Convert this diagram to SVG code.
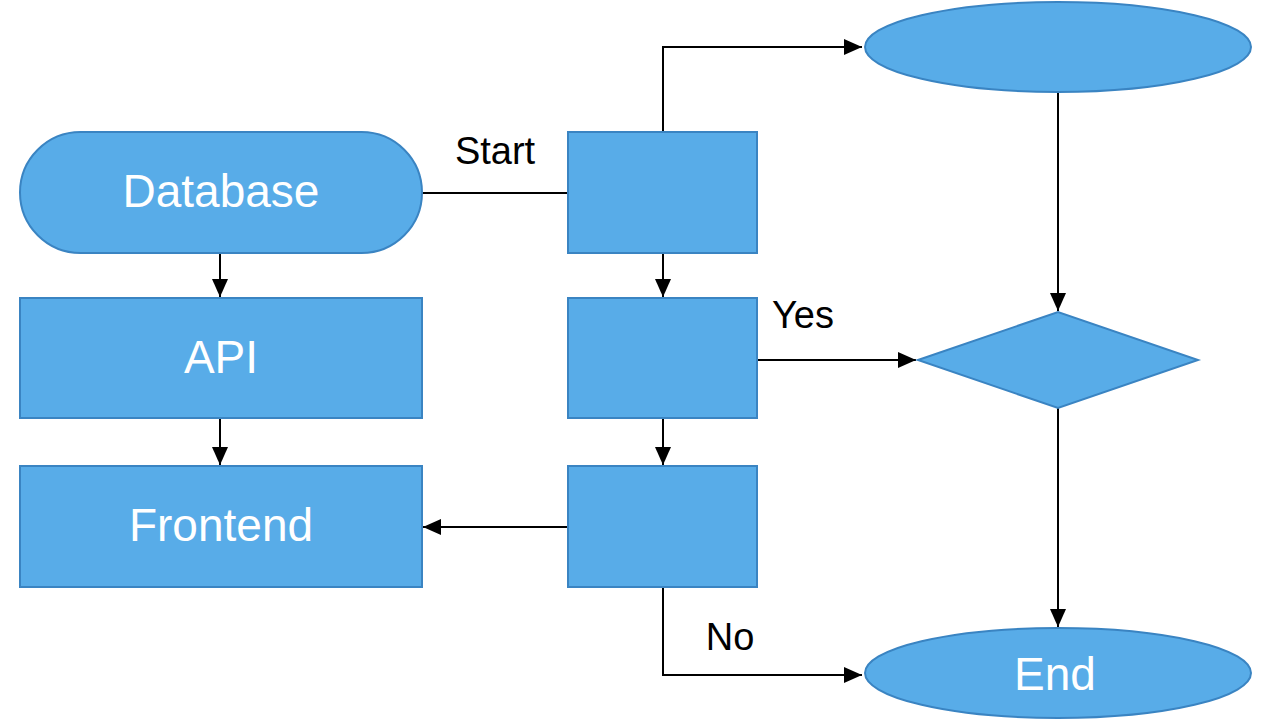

_ _ _

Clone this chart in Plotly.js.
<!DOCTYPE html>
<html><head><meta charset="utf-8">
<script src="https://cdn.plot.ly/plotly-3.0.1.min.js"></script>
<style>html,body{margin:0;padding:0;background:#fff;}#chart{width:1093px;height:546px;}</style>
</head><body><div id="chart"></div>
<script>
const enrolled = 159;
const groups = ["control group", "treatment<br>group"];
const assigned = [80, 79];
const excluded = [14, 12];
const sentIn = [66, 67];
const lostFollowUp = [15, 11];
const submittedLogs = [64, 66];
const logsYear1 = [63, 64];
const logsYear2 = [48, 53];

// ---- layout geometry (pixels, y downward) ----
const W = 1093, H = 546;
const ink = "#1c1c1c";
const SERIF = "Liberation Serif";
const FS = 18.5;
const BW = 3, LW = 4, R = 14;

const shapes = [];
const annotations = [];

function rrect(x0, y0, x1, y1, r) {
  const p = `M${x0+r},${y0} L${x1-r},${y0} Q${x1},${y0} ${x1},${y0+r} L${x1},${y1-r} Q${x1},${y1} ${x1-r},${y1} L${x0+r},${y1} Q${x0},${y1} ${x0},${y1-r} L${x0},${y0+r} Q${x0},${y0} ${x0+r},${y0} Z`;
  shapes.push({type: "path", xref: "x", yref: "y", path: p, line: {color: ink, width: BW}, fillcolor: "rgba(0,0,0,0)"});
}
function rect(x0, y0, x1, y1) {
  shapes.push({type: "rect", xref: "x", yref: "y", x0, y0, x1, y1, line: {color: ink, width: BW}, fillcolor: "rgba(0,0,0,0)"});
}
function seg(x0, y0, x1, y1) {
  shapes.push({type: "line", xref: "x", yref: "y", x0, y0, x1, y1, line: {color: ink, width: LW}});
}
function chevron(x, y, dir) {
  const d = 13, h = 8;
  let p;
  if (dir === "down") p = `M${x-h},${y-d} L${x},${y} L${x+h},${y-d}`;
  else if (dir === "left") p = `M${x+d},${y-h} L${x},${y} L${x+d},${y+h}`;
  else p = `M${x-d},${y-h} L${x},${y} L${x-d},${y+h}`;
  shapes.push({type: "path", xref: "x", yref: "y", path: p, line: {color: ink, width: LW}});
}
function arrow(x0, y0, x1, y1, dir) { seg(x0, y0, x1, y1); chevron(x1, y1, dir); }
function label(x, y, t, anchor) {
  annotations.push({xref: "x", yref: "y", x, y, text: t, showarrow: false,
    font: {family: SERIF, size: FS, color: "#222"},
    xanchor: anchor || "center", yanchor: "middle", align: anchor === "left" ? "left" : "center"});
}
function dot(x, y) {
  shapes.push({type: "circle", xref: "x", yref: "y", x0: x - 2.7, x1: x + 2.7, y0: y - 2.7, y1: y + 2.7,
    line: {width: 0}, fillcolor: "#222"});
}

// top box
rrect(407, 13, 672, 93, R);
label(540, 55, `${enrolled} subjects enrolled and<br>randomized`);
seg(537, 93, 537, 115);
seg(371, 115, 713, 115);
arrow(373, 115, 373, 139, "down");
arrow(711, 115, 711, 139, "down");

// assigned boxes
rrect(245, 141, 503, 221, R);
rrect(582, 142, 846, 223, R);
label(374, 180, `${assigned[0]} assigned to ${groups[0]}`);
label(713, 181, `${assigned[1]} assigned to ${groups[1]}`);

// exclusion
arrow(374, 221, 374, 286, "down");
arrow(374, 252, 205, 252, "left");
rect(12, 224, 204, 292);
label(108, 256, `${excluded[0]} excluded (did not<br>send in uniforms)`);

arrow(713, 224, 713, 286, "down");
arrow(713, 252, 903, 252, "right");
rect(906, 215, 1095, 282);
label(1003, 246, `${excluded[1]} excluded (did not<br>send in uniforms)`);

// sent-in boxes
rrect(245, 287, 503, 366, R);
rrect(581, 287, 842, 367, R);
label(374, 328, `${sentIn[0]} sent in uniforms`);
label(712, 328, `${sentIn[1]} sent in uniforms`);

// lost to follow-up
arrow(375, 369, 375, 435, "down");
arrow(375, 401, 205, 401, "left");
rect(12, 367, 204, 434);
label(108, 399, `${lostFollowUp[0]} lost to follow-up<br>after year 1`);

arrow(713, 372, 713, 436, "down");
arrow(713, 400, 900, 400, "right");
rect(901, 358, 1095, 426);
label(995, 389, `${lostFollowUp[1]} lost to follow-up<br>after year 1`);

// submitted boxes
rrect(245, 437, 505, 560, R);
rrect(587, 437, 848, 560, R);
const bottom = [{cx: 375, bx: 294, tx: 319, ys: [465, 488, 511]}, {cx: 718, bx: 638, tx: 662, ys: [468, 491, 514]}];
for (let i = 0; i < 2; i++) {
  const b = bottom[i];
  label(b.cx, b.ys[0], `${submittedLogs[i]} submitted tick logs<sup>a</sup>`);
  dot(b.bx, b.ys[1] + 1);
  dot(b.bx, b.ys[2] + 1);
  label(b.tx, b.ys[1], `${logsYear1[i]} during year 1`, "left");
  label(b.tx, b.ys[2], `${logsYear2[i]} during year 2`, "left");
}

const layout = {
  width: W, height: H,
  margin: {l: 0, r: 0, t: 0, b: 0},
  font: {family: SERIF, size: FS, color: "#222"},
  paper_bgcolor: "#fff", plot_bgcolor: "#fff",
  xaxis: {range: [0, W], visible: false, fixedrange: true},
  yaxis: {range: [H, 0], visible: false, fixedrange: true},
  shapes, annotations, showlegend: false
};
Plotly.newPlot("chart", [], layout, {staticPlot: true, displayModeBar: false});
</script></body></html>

_ _ _

Print, without alteration, the lines from the line with "Clone this chart in Plotly.js." to the line with "const logsYear2 = [48, 53];". Include both of them, and omit every other line.

* **Task output**
Clone this chart in Plotly.js.
<!DOCTYPE html>
<html><head><meta charset="utf-8">
<script src="https://cdn.plot.ly/plotly-3.0.1.min.js"></script>
<style>html,body{margin:0;padding:0;background:#fff;}#chart{width:1093px;height:546px;}</style>
</head><body><div id="chart"></div>
<script>
const enrolled = 159;
const groups = ["control group", "treatment<br>group"];
const assigned = [80, 79];
const excluded = [14, 12];
const sentIn = [66, 67];
const lostFollowUp = [15, 11];
const submittedLogs = [64, 66];
const logsYear1 = [63, 64];
const logsYear2 = [48, 53];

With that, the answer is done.